### DATA TO USE

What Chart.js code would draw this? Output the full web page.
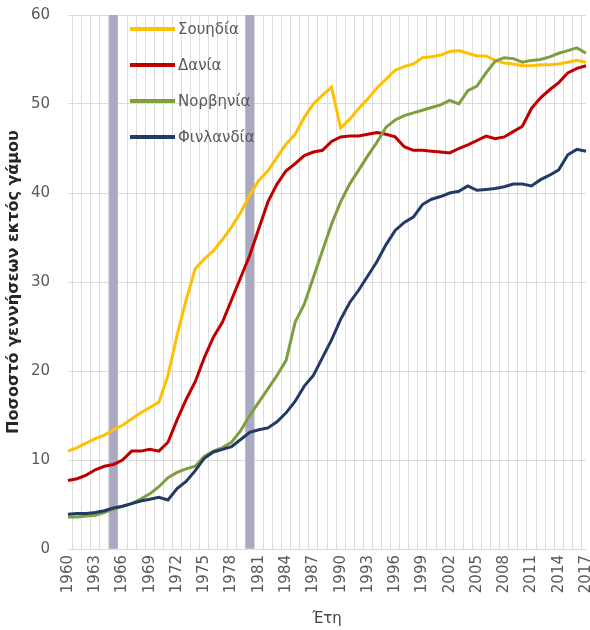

==

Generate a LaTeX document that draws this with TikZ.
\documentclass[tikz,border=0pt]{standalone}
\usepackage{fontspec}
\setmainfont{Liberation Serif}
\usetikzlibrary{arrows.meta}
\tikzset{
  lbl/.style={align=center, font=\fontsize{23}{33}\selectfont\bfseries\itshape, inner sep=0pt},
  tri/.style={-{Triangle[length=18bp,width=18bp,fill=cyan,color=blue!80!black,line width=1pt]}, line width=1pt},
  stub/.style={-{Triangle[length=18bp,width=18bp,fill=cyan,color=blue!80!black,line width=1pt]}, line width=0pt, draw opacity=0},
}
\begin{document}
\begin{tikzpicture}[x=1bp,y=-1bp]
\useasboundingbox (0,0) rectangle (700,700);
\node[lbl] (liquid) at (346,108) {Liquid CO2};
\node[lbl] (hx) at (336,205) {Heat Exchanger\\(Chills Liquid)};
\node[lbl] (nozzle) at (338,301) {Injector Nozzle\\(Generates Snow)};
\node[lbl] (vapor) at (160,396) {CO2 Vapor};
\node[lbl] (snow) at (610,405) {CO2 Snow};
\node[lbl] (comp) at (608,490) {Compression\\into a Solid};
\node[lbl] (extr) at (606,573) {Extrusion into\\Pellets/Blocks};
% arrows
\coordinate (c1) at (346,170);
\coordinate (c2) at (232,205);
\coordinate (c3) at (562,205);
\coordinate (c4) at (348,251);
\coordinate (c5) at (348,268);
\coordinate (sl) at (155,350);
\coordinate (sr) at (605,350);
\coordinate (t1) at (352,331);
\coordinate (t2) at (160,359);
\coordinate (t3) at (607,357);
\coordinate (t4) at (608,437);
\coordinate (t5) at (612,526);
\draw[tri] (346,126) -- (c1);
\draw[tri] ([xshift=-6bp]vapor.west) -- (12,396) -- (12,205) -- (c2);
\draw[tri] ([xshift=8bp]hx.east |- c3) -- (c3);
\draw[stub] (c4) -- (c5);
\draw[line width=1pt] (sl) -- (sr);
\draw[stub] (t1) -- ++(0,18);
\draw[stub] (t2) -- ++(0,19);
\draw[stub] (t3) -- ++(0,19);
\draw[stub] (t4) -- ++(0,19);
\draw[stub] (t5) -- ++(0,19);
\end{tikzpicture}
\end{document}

### TASK DESCRIPTION
Note every line above where the string "this" shows up, and copy those lines.

### COMPLETE RESPONSE
What Chart.js code would draw this? Output the full web page.
Generate a LaTeX document that draws this with TikZ.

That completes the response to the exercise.